[BEGIN]

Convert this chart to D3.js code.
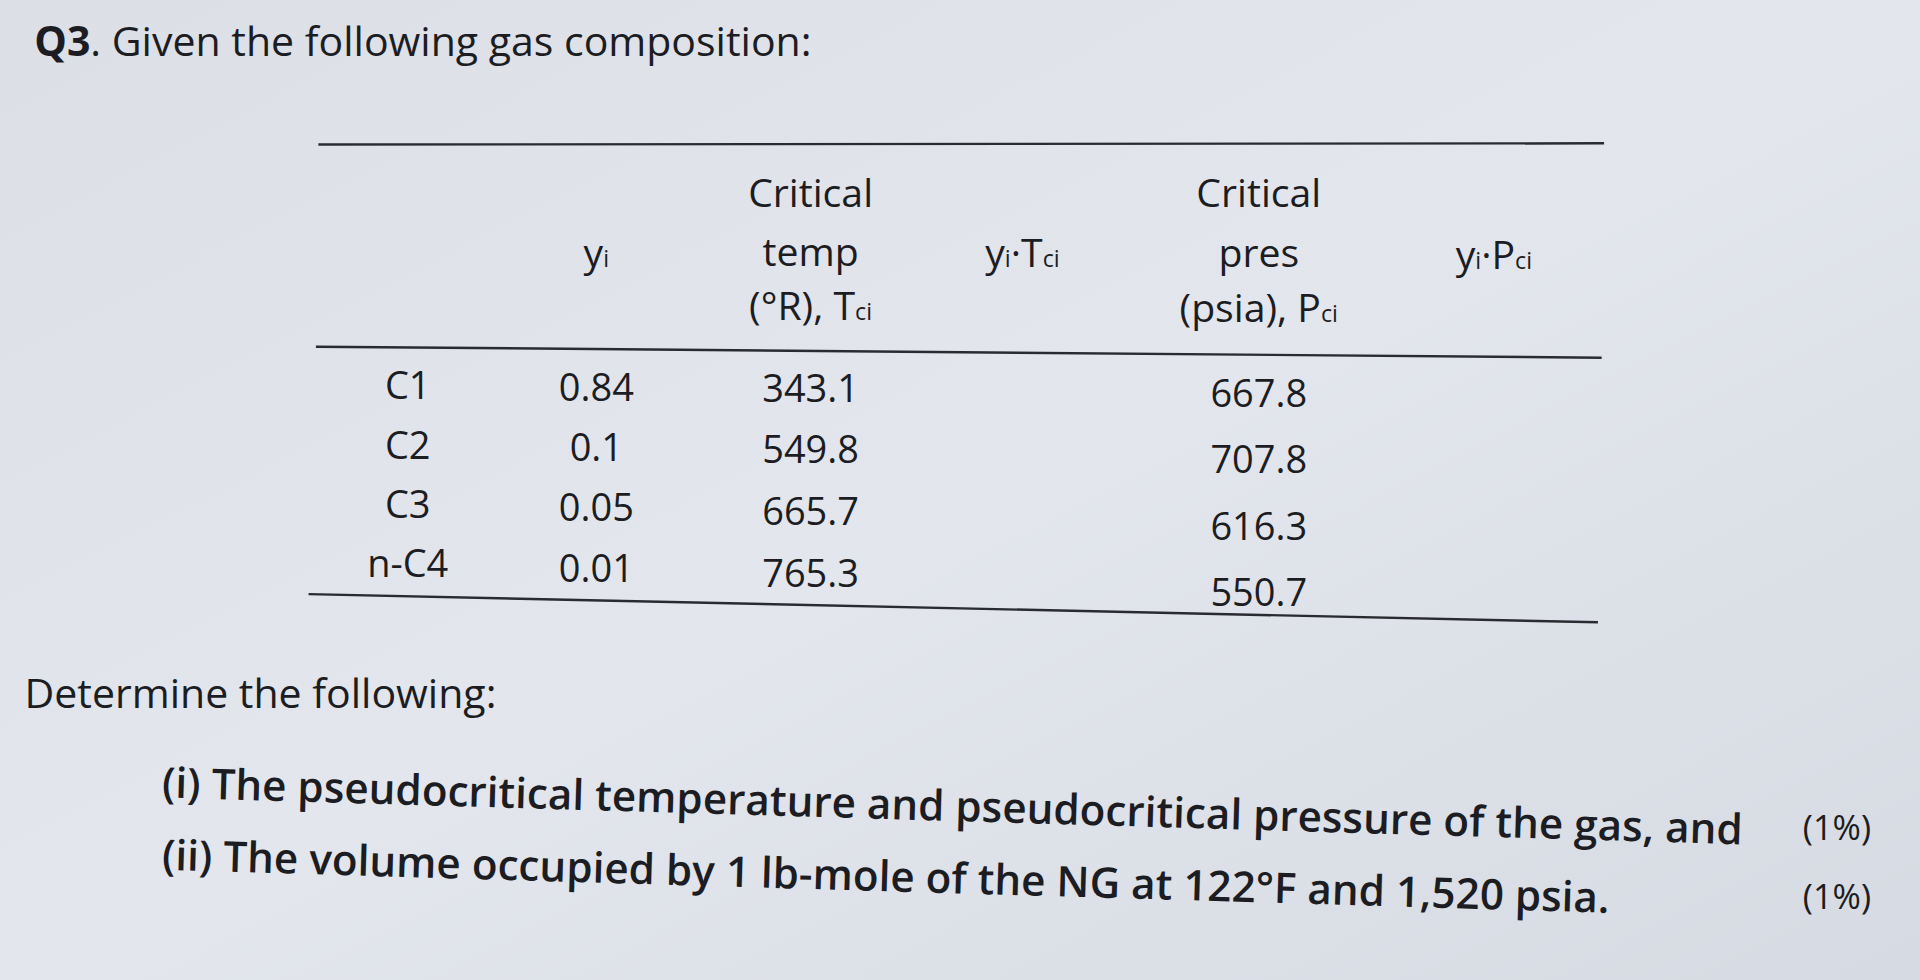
<!DOCTYPE html>
<html><head><meta charset="utf-8">
<script src="https://cdn.jsdelivr.net/npm/d3@7"></script>
<style>
html,body{margin:0;padding:0;overflow:hidden;background:#dfe3ea}
text{font-family:"Open Sans","Noto Sans",sans-serif;fill:#1c1d22;font-weight:500}
</style></head>
<body>
<script>
// table data
var components = ['C1', 'C2', 'C3', 'n-C4'];
var molFrac    = ['0.84', '0.1', '0.05', '0.01'];
var critTemp   = ['343.1', '549.8', '665.7', '765.3'];
var critPres   = ['667.8', '707.8', '616.3', '550.7'];
var tasks = [
	{ text: '(i) The pseudocritical temperature and pseudocritical pressure of the gas, and', pct: '(1%)' },
	{ text: '(ii) The volume occupied by 1 lb-mole of the NG at 122°F and 1,520 psia.', pct: '(1%)' }
];

var W = 1568, H = 800;
var svg = d3.select('body').append('svg')
	.attr('width', 1920).attr('height', 980)
	.attr('viewBox', '0 0 ' + W + ' ' + H)
	.attr('preserveAspectRatio', 'none');

var grad = svg.append('defs').append('linearGradient').attr('id', 'bg')
	.attr('x1', 0).attr('y1', 0).attr('x2', 1).attr('y2', 1);
grad.append('stop').attr('offset', 0).attr('stop-color', '#dcdfe6');
grad.append('stop').attr('offset', 0.5).attr('stop-color', '#e3e6ed');
grad.append('stop').attr('offset', 1).attr('stop-color', '#d6dae2');
svg.append('rect').attr('width', W).attr('height', H).attr('fill', 'url(#bg)');

// title
var title = svg.append('text').attr('x', 28).attr('y', 46).style('font-size', '33.5px');
title.append('tspan').style('font-weight', 'bold').text('Q3');
title.append('tspan').text('. Given the following gas composition:');

// table rules (slightly skewed like the photo)
var rules = [
	{ x1: 260, y1: 118, x2: 1310, y2: 117 },
	{ x1: 258, y1: 283, x2: 1308, y2: 292 },
	{ x1: 252, y1: 485, x2: 1305, y2: 508 }
];
svg.selectAll('line.rule').data(rules).enter().append('line')
	.attr('class', 'rule')
	.attr('x1', function(d) { return d.x1 }).attr('y1', function(d) { return d.y1 })
	.attr('x2', function(d) { return d.x2 }).attr('y2', function(d) { return d.y2 })
	.attr('stroke', '#2a2b30').attr('stroke-width', 2);

var colXs = { name: 333, y: 487, tc: 662, ytc: 835, pc: 1028, ypc: 1220 };

function hdr(x, y, parts) {
	var t = svg.append('text').attr('x', x).attr('y', y).attr('text-anchor', 'middle').style('font-size', '32px');
	parts.forEach(function(p) {
		var s = t.append('tspan').text(p[0]);
		if (p[1]) s.style('font-size', '19px');
	});
}
hdr(colXs.y, 218, [['y'], ['i', 1]]);
hdr(colXs.tc, 169, [['Critical']]);
hdr(colXs.tc, 217, [['temp']]);
hdr(colXs.tc, 261, [['(°R), T'], ['ci', 1]]);
hdr(colXs.ytc, 218, [['y'], ['i', 1], ['·T'], ['ci', 1]]);
hdr(colXs.pc, 169, [['Critical']]);
hdr(colXs.pc, 218, [['pres']]);
hdr(colXs.pc, 263, [['(psia), P'], ['ci', 1]]);
hdr(colXs.ypc, 220, [['y'], ['i', 1], ['·P'], ['ci', 1]]);

var rowY = d3.scalePoint().domain(d3.range(components.length)).range([327, 475]);
function col(arr, x, dy) {
	svg.selectAll(null).data(arr).enter().append('text')
		.attr('x', x).attr('y', function(d, i) { return rowY(i) + dy * (i + 1) })
		.attr('text-anchor', 'middle').style('font-size', '31px')
		.text(function(d) { return d });
}
col(components, colXs.name, -1);
col(molFrac, colXs.y, 0);
col(critTemp, colXs.tc, 1);
col(critPres, colXs.pc, 5);

svg.append('text').attr('x', 20).attr('y', 578).style('font-size', '33.5px').text('Determine the following:');

var tg = svg.selectAll('g.task').data(tasks).enter().append('g').attr('class', 'task');
tg.append('text')
	.attr('transform', function(d, i) { return 'translate(132,' + (651 + i * 59) + ') rotate(1.7)' })
	.style('font-size', '34.5px').style('font-weight', 600)
	.text(function(d) { return d.text });
tg.append('text')
	.attr('x', 1528).attr('y', function(d, i) { return 686 + i * 56 })
	.attr('text-anchor', 'end').style('font-size', '28px')
	.text(function(d) { return d.pct });
</script>
</body></html>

[END]

Leave out the pictures and retype every line above exactly.

● **Complete response**
Convert this chart to D3.js code.
<!DOCTYPE html>
<html><head><meta charset="utf-8">
<script src="https://cdn.jsdelivr.net/npm/d3@7"></script>
<style>
html,body{margin:0;padding:0;overflow:hidden;background:#dfe3ea}
text{font-family:"Open Sans","Noto Sans",sans-serif;fill:#1c1d22;font-weight:500}
</style></head>
<body>
<script>
// table data
var components = ['C1', 'C2', 'C3', 'n-C4'];
var molFrac    = ['0.84', '0.1', '0.05', '0.01'];
var critTemp   = ['343.1', '549.8', '665.7', '765.3'];
var critPres   = ['667.8', '707.8', '616.3', '550.7'];
var tasks = [
	{ text: '(i) The pseudocritical temperature and pseudocritical pressure of the gas, and', pct: '(1%)' },
	{ text: '(ii) The volume occupied by 1 lb-mole of the NG at 122°F and 1,520 psia.', pct: '(1%)' }
];

var W = 1568, H = 800;
var svg = d3.select('body').append('svg')
	.attr('width', 1920).attr('height', 980)
	.attr('viewBox', '0 0 ' + W + ' ' + H)
	.attr('preserveAspectRatio', 'none');

var grad = svg.append('defs').append('linearGradient').attr('id', 'bg')
	.attr('x1', 0).attr('y1', 0).attr('x2', 1).attr('y2', 1);
grad.append('stop').attr('offset', 0).attr('stop-color', '#dcdfe6');
grad.append('stop').attr('offset', 0.5).attr('stop-color', '#e3e6ed');
grad.append('stop').attr('offset', 1).attr('stop-color', '#d6dae2');
svg.append('rect').attr('width', W).attr('height', H).attr('fill', 'url(#bg)');

// title
var title = svg.append('text').attr('x', 28).attr('y', 46).style('font-size', '33.5px');
title.append('tspan').style('font-weight', 'bold').text('Q3');
title.append('tspan').text('. Given the following gas composition:');

// table rules (slightly skewed like the photo)
var rules = [
	{ x1: 260, y1: 118, x2: 1310, y2: 117 },
	{ x1: 258, y1: 283, x2: 1308, y2: 292 },
	{ x1: 252, y1: 485, x2: 1305, y2: 508 }
];
svg.selectAll('line.rule').data(rules).enter().append('line')
	.attr('class', 'rule')
	.attr('x1', function(d) { return d.x1 }).attr('y1', function(d) { return d.y1 })
	.attr('x2', function(d) { return d.x2 }).attr('y2', function(d) { return d.y2 })
	.attr('stroke', '#2a2b30').attr('stroke-width', 2);

var colXs = { name: 333, y: 487, tc: 662, ytc: 835, pc: 1028, ypc: 1220 };

function hdr(x, y, parts) {
	var t = svg.append('text').attr('x', x).attr('y', y).attr('text-anchor', 'middle').style('font-size', '32px');
	parts.forEach(function(p) {
		var s = t.append('tspan').text(p[0]);
		if (p[1]) s.style('font-size', '19px');
	});
}
hdr(colXs.y, 218, [['y'], ['i', 1]]);
hdr(colXs.tc, 169, [['Critical']]);
hdr(colXs.tc, 217, [['temp']]);
hdr(colXs.tc, 261, [['(°R), T'], ['ci', 1]]);
hdr(colXs.ytc, 218, [['y'], ['i', 1], ['·T'], ['ci', 1]]);
hdr(colXs.pc, 169, [['Critical']]);
hdr(colXs.pc, 218, [['pres']]);
hdr(colXs.pc, 263, [['(psia), P'], ['ci', 1]]);
hdr(colXs.ypc, 220, [['y'], ['i', 1], ['·P'], ['ci', 1]]);

var rowY = d3.scalePoint().domain(d3.range(components.length)).range([327, 475]);
function col(arr, x, dy) {
	svg.selectAll(null).data(arr).enter().append('text')
		.attr('x', x).attr('y', function(d, i) { return rowY(i) + dy * (i + 1) })
		.attr('text-anchor', 'middle').style('font-size', '31px')
		.text(function(d) { return d });
}
col(components, colXs.name, -1);
col(molFrac, colXs.y, 0);
col(critTemp, colXs.tc, 1);
col(critPres, colXs.pc, 5);

svg.append('text').attr('x', 20).attr('y', 578).style('font-size', '33.5px').text('Determine the following:');

var tg = svg.selectAll('g.task').data(tasks).enter().append('g').attr('class', 'task');
tg.append('text')
	.attr('transform', function(d, i) { return 'translate(132,' + (651 + i * 59) + ') rotate(1.7)' })
	.style('font-size', '34.5px').style('font-weight', 600)
	.text(function(d) { return d.text });
tg.append('text')
	.attr('x', 1528).attr('y', function(d, i) { return 686 + i * 56 })
	.attr('text-anchor', 'end').style('font-size', '28px')
	.text(function(d) { return d.pct });
</script>
</body></html>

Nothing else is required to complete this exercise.